I think we’re going to make this our online Christmas card. If you receive this in your inbox just know we ran out of stamps.

That’s in Savannah’s City Market. I saw some pictures of this area in a museum earlier in the day. The modern place looks a bit different than the 19th and turn-of-the-20th century market. There is less cotton and other crops and far more tourists now.
Still have horses, though they now are part of the tourist trade, carrying around people in carriages. And also eating ducks. Who knew?

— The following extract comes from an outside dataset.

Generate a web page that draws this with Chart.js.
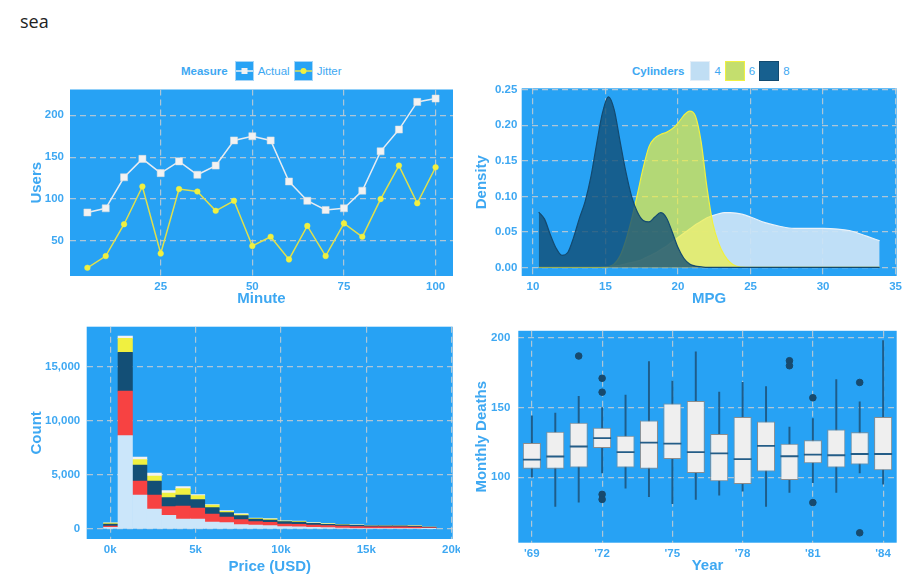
<!DOCTYPE html>
<html lang="en">
<head>
<meta charset="UTF-8">
<title>sea</title>
<script src="https://cdn.jsdelivr.net/npm/chart.js"></script>
<style>
  body { margin: 0; background: #fff; font-family: 'Liberation Sans', Arial, sans-serif; }
  #page { position: relative; width: 917px; height: 577px; overflow: hidden; }
  #title { position: absolute; left: 20px; top: 9px; font-family: 'Open Sans', sans-serif; font-size: 18px; line-height: 24px; color: #222; }
  canvas { position: absolute; }
  .legend { position: absolute; display: flex; align-items: center; height: 21px; color: #3ea8f2; font-size: 11.5px; white-space: nowrap; }
  .legend b { margin-right: 7px; }
  .legend svg { margin-right: 4px; display: block; }
  .legend span { margin-right: 4px; }
</style>
</head>
<body>
<div id="page">
  <div id="title">sea</div>

  <div class="legend" style="left:181px; top:60px;">
    <b>Measure</b>
    <svg width="19" height="20"><rect x="0.5" y="0.5" width="18" height="19" fill="#28a3f5" stroke="#a6d6f8"/><line x1="1" y1="10" x2="18" y2="10" stroke="#eef2f5" stroke-width="1.5"/><rect x="6.5" y="7" width="6" height="6" fill="#f2f2f2"/></svg>
    <span>Actual</span>
    <svg width="19" height="20"><rect x="0.5" y="0.5" width="18" height="19" fill="#28a3f5" stroke="#a6d6f8"/><line x1="1" y1="10" x2="18" y2="10" stroke="#e0e050" stroke-width="1.5"/><circle cx="9.5" cy="10" r="3" fill="#f0f040"/></svg>
    <span>Jitter</span>
  </div>

  <div class="legend" style="left:632px; top:60px;">
    <b style="margin-right:6px">Cylinders</b>
    <svg width="20" height="20"><rect x="0.5" y="0.5" width="19" height="19" fill="#c0def4" stroke="#e4eef8"/></svg>
    <span>4</span>
    <svg width="20" height="20"><rect x="0.5" y="0.5" width="19" height="19" fill="#c4de6e" stroke="#f0f040"/></svg>
    <span>6</span>
    <svg width="20" height="20"><rect x="0.5" y="0.5" width="19" height="19" fill="#17608f" stroke="#124a70"/></svg>
    <span>8</span>
  </div>

  <canvas id="usersChart" width="440" height="226" style="left:20px; top:84px;"></canvas>
  <canvas id="mpgChart" width="457" height="226" style="left:460px; top:84px;"></canvas>
  <canvas id="priceChart" width="440" height="257" style="left:20px; top:320px;"></canvas>
  <canvas id="deathsChart" width="457" height="257" style="left:460px; top:320px;"></canvas>
</div>

<script>
// ---- top left: users per minute ----
const minutes = [5, 10, 15, 20, 25, 30, 35, 40, 45, 50, 55, 60, 65, 70, 75, 80, 85, 90, 95, 100];
const actualUsers = [84, 89, 126, 148, 131, 145, 129, 140, 170, 175, 170, 121, 98, 87, 89, 110, 157, 183, 216, 220];
const jitterUsers = [18, 32, 70, 115, 35, 112, 109, 86, 98, 44, 55, 28, 68, 32, 71, 55, 100, 140, 95, 138];
const minuteTicks = [25, 50, 75, 100];
const minuteLabels = ['25', '50', '75', '100'];
const userTicks = [50, 100, 150, 200];
const userLabels = ['50', '100', '150', '200'];

// ---- top right: mpg density by cylinders ----
const mpgGrid = [10.4, 10.8, 11.2, 11.6, 12.0, 12.4, 12.8, 13.2, 13.6, 14.0, 14.4, 14.8, 15.2, 15.6, 16.0, 16.4, 16.8, 17.2,
  17.6, 18.0, 18.4, 18.8, 19.2, 19.6, 20.0, 20.4, 20.8, 21.2, 21.6, 22.0, 22.4, 22.8, 23.2, 23.6, 24.0, 24.4,
  25, 26, 27, 28, 29, 30, 31, 32, 33, 33.9];
const density4 = [0, 0, 0, 0, 0, 0, 0, 0, 0, 0, 0, 0.0005, 0.001, 0.002, 0.003, 0.005, 0.007, 0.009,
  0.012, 0.016, 0.020, 0.025, 0.030, 0.036, 0.042, 0.048, 0.054, 0.060, 0.065, 0.070, 0.073, 0.0755, 0.077, 0.077, 0.0765, 0.075,
  0.071, 0.063, 0.058, 0.055, 0.055, 0.055, 0.054, 0.051, 0.044, 0.0375];
const density6 = [0, 0, 0, 0, 0, 0, 0, 0, 0, 0, 0, 0, 0.001, 0.005, 0.016, 0.038, 0.068, 0.103,
  0.140, 0.170, 0.182, 0.187, 0.190, 0.195, 0.203, 0.214, 0.220, 0.213, 0.176, 0.112, 0.062, 0.034, 0.017, 0.007, 0.002, 0.0005,
  0, 0, 0, 0, 0, 0, 0, 0, 0, 0];
const density8 = [0.078, 0.068, 0.046, 0.027, 0.017, 0.021, 0.042, 0.069, 0.093, 0.128, 0.175, 0.218, 0.240, 0.222, 0.178, 0.135, 0.100, 0.078,
  0.066, 0.064, 0.071, 0.077, 0.070, 0.050, 0.028, 0.013, 0.005, 0.002, 0.001, 0, 0, 0, 0, 0, 0, 0,
  0, 0, 0, 0, 0, 0, 0, 0, 0, 0];
const mpgTicks = [10, 15, 20, 25, 30, 35];
const mpgLabels = ['10', '15', '20', '25', '30', '35'];
const densityTicks = [0, 0.05, 0.10, 0.15, 0.20, 0.25];
const densityLabels = ['0.00', '0.05', '0.10', '0.15', '0.20', '0.25'];

// ---- bottom left: price histogram stacked by cut ----
const priceBins = [30, 877, 1724, 2571, 3418, 4265, 5112, 5959, 6806, 7653, 8500, 9347, 10194, 11041, 11888, 12735,
  13582, 14429, 15276, 16123, 16970, 17817, 18664];
const countIdeal = [150, 8626, 3142, 1848, 1263, 924, 924, 647, 585, 400, 370, 308, 216, 200, 150, 120, 80, 60, 50, 50, 50, 60, 30];
const countPremium = [130, 4128, 1294, 1294, 801, 1201, 1017, 739, 524, 462, 308, 308, 246, 240, 216, 200, 200, 170, 150, 150, 150, 120, 90];
const countVeryGood = [180, 3574, 1479, 1294, 832, 1017, 770, 585, 400, 370, 246, 216, 216, 210, 160, 120, 110, 110, 90, 90, 90, 100, 50];
const countGood = [90, 1294, 493, 462, 431, 585, 370, 246, 123, 92, 62, 92, 62, 60, 30, 30, 20, 20, 10, 10, 10, 10, 5];
const countFair = [30, 215, 246, 277, 216, 185, 92, 30, 62, 92, 30, 30, 20, 20, 40, 40, 30, 20, 20, 20, 20, 60, 5];
const priceTicks = [0, 5000, 10000, 15000, 20000];
const priceLabels = ['0k', '5k', '10k', '15k', '20k'];
const countTicks = [0, 5000, 10000, 15000];
const countLabels = ['0', '5,000', '10,000', '15,000'];

// ---- bottom right: monthly deaths per year (box plot) ----
const years = [1969, 1970, 1971, 1972, 1973, 1974, 1975, 1976, 1977, 1978, 1979, 1980, 1981, 1982, 1983, 1984];
const whiskerLow = [100, 79, 82, 103, 92, 86, 81, 84, 87, 90, 79, 89, 96, 89, 103, 95];
const boxQ1 = [106, 106, 107, 121, 107, 106, 113, 103, 97, 95, 104, 98, 110, 107, 109, 105];
const boxMedian = [112.6, 114.8, 122, 128, 118, 124.8, 124, 118, 117, 113, 122.5, 115, 116.2, 115.7, 116.6, 116.6];
const boxQ3 = [124.6, 132.6, 139, 135.4, 129.7, 140.7, 152.9, 154.6, 130.9, 143.1, 140, 123.9, 126.5, 134.2, 132.3, 143.1];
const whiskerHigh = [144, 146, 158, 150, 159, 183, 169, 190, 161, 168, 165, 136, 142, 170, 154, 198];
const outlierYears = [1971, 1972, 1972, 1972, 1972, 1980, 1980, 1981, 1981, 1983, 1983];
const outlierDeaths = [187, 171, 161, 87.6, 84, 183.6, 180, 157, 81.7, 168, 60];
const yearTicks = [1969, 1972, 1975, 1978, 1981, 1984];
const yearLabels = ["'69", "'72", "'75", "'78", "'81", "'84"];
const deathTicks = [100, 150, 200];
const deathLabels = ['100', '150', '200'];

// ---- shared look ----
const PANEL = '#27a2f4';
const GRID = 'rgba(208, 208, 208, 0.8)';
Chart.defaults.font.family = "'Liberation Sans', Arial, sans-serif";
Chart.defaults.color = '#3ea8f2';
Chart.defaults.animation = false;

const panelBg = {
  id: 'panelBg',
  beforeDraw(chart) {
    const a = chart.chartArea, ctx = chart.ctx;
    ctx.save();
    ctx.fillStyle = PANEL;
    ctx.fillRect(a.left, a.top, a.right - a.left, a.bottom - a.top);
    ctx.restore();
  }
};

function axis(o) {
  const horizontal = o.pos === 'x';
  return {
    type: 'linear', min: o.min, max: o.max, offset: false, stacked: !!o.stacked,
    afterBuildTicks: s => { s.ticks = o.ticks.map(v => ({ value: v })); },
    afterFit: s => {
      if (horizontal) { s.height = o.size; s.paddingLeft = 0; s.paddingRight = 0; }
      else { s.width = o.size; s.paddingTop = 0; s.paddingBottom = 0; }
    },
    ticks: { autoSkip: false, maxRotation: 0, padding: o.tickPad, font: { size: 11.5, weight: 'bold' }, callback: (v, i) => o.labels[i] },
    grid: { color: GRID, lineWidth: 1.2, drawTicks: false, offset: false },
    border: { display: false, dash: [6, 4] },
    title: { display: true, text: o.title, font: { size: 15, weight: 'bold' },
      padding: horizontal ? { top: 0, bottom: o.titlePad } : { top: o.titlePad, bottom: 0 } }
  };
}

const basePlugins = { legend: { display: false }, tooltip: { enabled: false } };

// top left
new Chart(document.getElementById('usersChart'), {
  type: 'line',
  data: {
    datasets: [
      { label: 'Actual', data: minutes.map((m, i) => ({ x: m, y: actualUsers[i] })),
        borderColor: '#e6ecf2', borderWidth: 1.5, pointStyle: 'rect', pointRadius: 5,
        pointBackgroundColor: '#f2f2f2', pointBorderColor: '#dcdcdc', pointBorderWidth: 0.5 },
      { label: 'Jitter', data: minutes.map((m, i) => ({ x: m, y: jitterUsers[i] })),
        borderColor: '#dfe04c', borderWidth: 1.5, pointStyle: 'circle', pointRadius: 2.8,
        pointBackgroundColor: '#f0f040', pointBorderColor: '#f0f040', pointBorderWidth: 0.5 }
    ]
  },
  options: {
    responsive: false,
    layout: { padding: { top: 4, right: 7, left: 0, bottom: 0 } },
    plugins: basePlugins,
    scales: {
      x: axis({ pos: 'x', min: 0.25, max: 104.75, ticks: minuteTicks, labels: minuteLabels, title: 'Minute', size: 34, tickPad: 4.4, titlePad: 1.7 }),
      y: axis({ pos: 'y', min: 8.2, max: 230.8, ticks: userTicks, labels: userLabels, title: 'Users', size: 50, tickPad: 6, titlePad: 8 })
    }
  },
  plugins: [panelBg]
});

// top right
function densityData(vals) { return mpgGrid.map((m, i) => ({ x: m, y: vals[i] })); }
new Chart(document.getElementById('mpgChart'), {
  type: 'line',
  data: {
    datasets: [
      { label: '8', data: densityData(density8), fill: 'origin', backgroundColor: 'rgba(19, 79, 118, 0.8)',
        borderColor: '#134a70', borderWidth: 1.2, pointRadius: 0, cubicInterpolationMode: 'monotone' },
      { label: '6', data: densityData(density6), fill: 'origin', backgroundColor: 'rgba(240, 240, 64, 0.7)',
        borderColor: '#f0f040', borderWidth: 1.2, pointRadius: 0, cubicInterpolationMode: 'monotone' },
      { label: '4', data: densityData(density4), fill: 'origin', backgroundColor: 'rgba(204, 228, 246, 0.92)',
        borderColor: '#eaf2f9', borderWidth: 1.2, pointRadius: 0, cubicInterpolationMode: 'monotone' }
    ]
  },
  options: {
    responsive: false,
    layout: { padding: { top: 4.3, right: 20.3, left: 0, bottom: 0 } },
    plugins: basePlugins,
    scales: {
      x: axis({ pos: 'x', min: 9.225, max: 35.075, ticks: mpgTicks, labels: mpgLabels, title: 'MPG', size: 34, tickPad: 4.4, titlePad: 1.7 }),
      y: axis({ pos: 'y', min: -0.012, max: 0.252, ticks: densityTicks, labels: densityLabels, title: 'Density', size: 61.7, tickPad: 4.4, titlePad: 13 })
    }
  },
  plugins: [panelBg]
});

// bottom left
function binData(vals) { return priceBins.map((b, i) => ({ x: b, y: vals[i] })); }
const cutSeries = [
  ['Ideal', countIdeal, '#cbe6fa'],
  ['Premium', countPremium, '#f74242'],
  ['Very Good', countVeryGood, '#134f76'],
  ['Good', countGood, '#f0f040'],
  ['Fair', countFair, '#f2f2f2']
];
new Chart(document.getElementById('priceChart'), {
  type: 'bar',
  data: {
    datasets: cutSeries.map(([name, vals, color]) => ({
      label: name, data: binData(vals), backgroundColor: color, borderWidth: 0,
      barPercentage: 1, categoryPercentage: 1
    }))
  },
  options: {
    responsive: false,
    layout: { padding: { top: 6.7, right: 7.3, left: 0, bottom: 0 } },
    plugins: basePlugins,
    scales: {
      x: axis({ pos: 'x', min: -1380, max: 20060, ticks: priceTicks, labels: priceLabels, title: 'Price (USD)', size: 38, tickPad: 4.1, titlePad: 1.3, stacked: true }),
      y: axis({ pos: 'y', min: -924, max: 18697, ticks: countTicks, labels: countLabels, title: 'Count', size: 66.7, tickPad: 6.5, titlePad: 8.2, stacked: true })
    }
  },
  plugins: [panelBg]
});

// bottom right
new Chart(document.getElementById('deathsChart'), {
  type: 'bar',
  data: {
    datasets: [
      { type: 'scatter', label: 'outliers', data: outlierYears.map((y, i) => ({ x: y, y: outlierDeaths[i] })),
        pointRadius: 3.3, pointBackgroundColor: '#174a6e', pointBorderColor: '#174a6e' },
      { type: 'scatter', label: 'median', data: years.map((y, i) => ({ x: y, y: boxMedian[i] })),
        pointStyle: 'line', pointRadius: 9, pointBorderColor: '#245d87', pointBorderWidth: 1.8 },
      { label: 'box', data: years.map((y, i) => ({ x: y, y: [boxQ1[i], boxQ3[i]] })), grouped: false,
        backgroundColor: '#efefef', borderColor: '#8c8c8c', borderWidth: 1, borderSkipped: false,
        barPercentage: 0.77, categoryPercentage: 1 },
      { label: 'whisker', data: years.map((y, i) => ({ x: y, y: [whiskerLow[i], whiskerHigh[i]] })), grouped: false,
        backgroundColor: '#1e5d8a', borderWidth: 0, barThickness: 1.3 }
    ]
  },
  options: {
    responsive: false,
    layout: { padding: { top: 6, right: 20.3, left: 0, bottom: 0 } },
    plugins: basePlugins,
    scales: {
      x: axis({ pos: 'x', min: 1968.42, max: 1984.58, ticks: yearTicks, labels: yearLabels, title: 'Year', size: 34.3, tickPad: 4.7, titlePad: 2 }),
      y: axis({ pos: 'y', min: 52.9, max: 205.1, ticks: deathTicks, labels: deathLabels, title: 'Monthly Deaths', size: 58.3, tickPad: 8, titlePad: 13 })
    }
  },
  plugins: [panelBg]
});
</script>
</body>
</html>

Savannah, it seems to us, feels less festively decorated this year. We’ve been walking through the historic districts under overcast skies and in several layers of clothing wondering where all of the extra lights and garland are. My guess is that they cut back on the manpower budget to hang it all.
Still a lovely city. Always is. At least in our experience. For a place that sells so much of itself on ghosts and deaths and the more sordid parts of its history you can’t find a much more charming place, even if the Christmas atmosphere is down.
There are less people here right now, too, it seems. We mind this less than most of the local merchants, I’m sure. We’ve walked in to every restaurant with no wait. We haven’t had to dodge people, even on the tourist trap River Street. Part of that is the weather, the mid-week visit and probably the economy. Maybe everyone has been here and is off exploring a new place.
Here is the monument to the Chasseurs Volontaires, the Haitians who fought in Savannah during the Revolutionary War:

It is apparently the first such monument in the U.S. It was installed in Franklin Square in 2009. And because this happened in the modern age, there was outrage and money and indignation:
Here’s the Mercer House. We’ve been in this square before. I don’t recall actually noticing the house, though:

From the site’s history page:
The Mercer House was designed by New York architect John S. Norris for General Hugh W. Mercer, great grandfather of Johnny Mercer. Construction of the house began in 1860, was interrupted by the Civil War and was later completed, circa 1868, by the new owner, John Wilder.
In 1969, Jim Williams, one of Savannah’s earliest and most dedicated private restorationists, bought the then vacant house and began a two-year restoration.
You have your origin story and your Midnight in the Garden of Good and Evil story. There is a 100-year blank space in between. Makes you wonder what you’re missing out on, doesn’t it?
So we wandered around. We took shots in Forsyth Park as the sun went down. Here’s the big fountain:

We had dinner at 700 Drayton, which was where we had our dinner reception the night we got married. Delicious.
On those rare occasions when we order a dessert we split one between us. Our waiter brought us a second dessert because, he said, in his estimation the chef took too long to prepare our cake.
We walked next door to the Mansion, where we got married.
As we noted it was much cooler today than it was on that steamy, sunny June day in 2009:

About 80 degrees cooler once you consider the heat index.
By the time we walked back to our hotel, though, I’d have taken anything in between.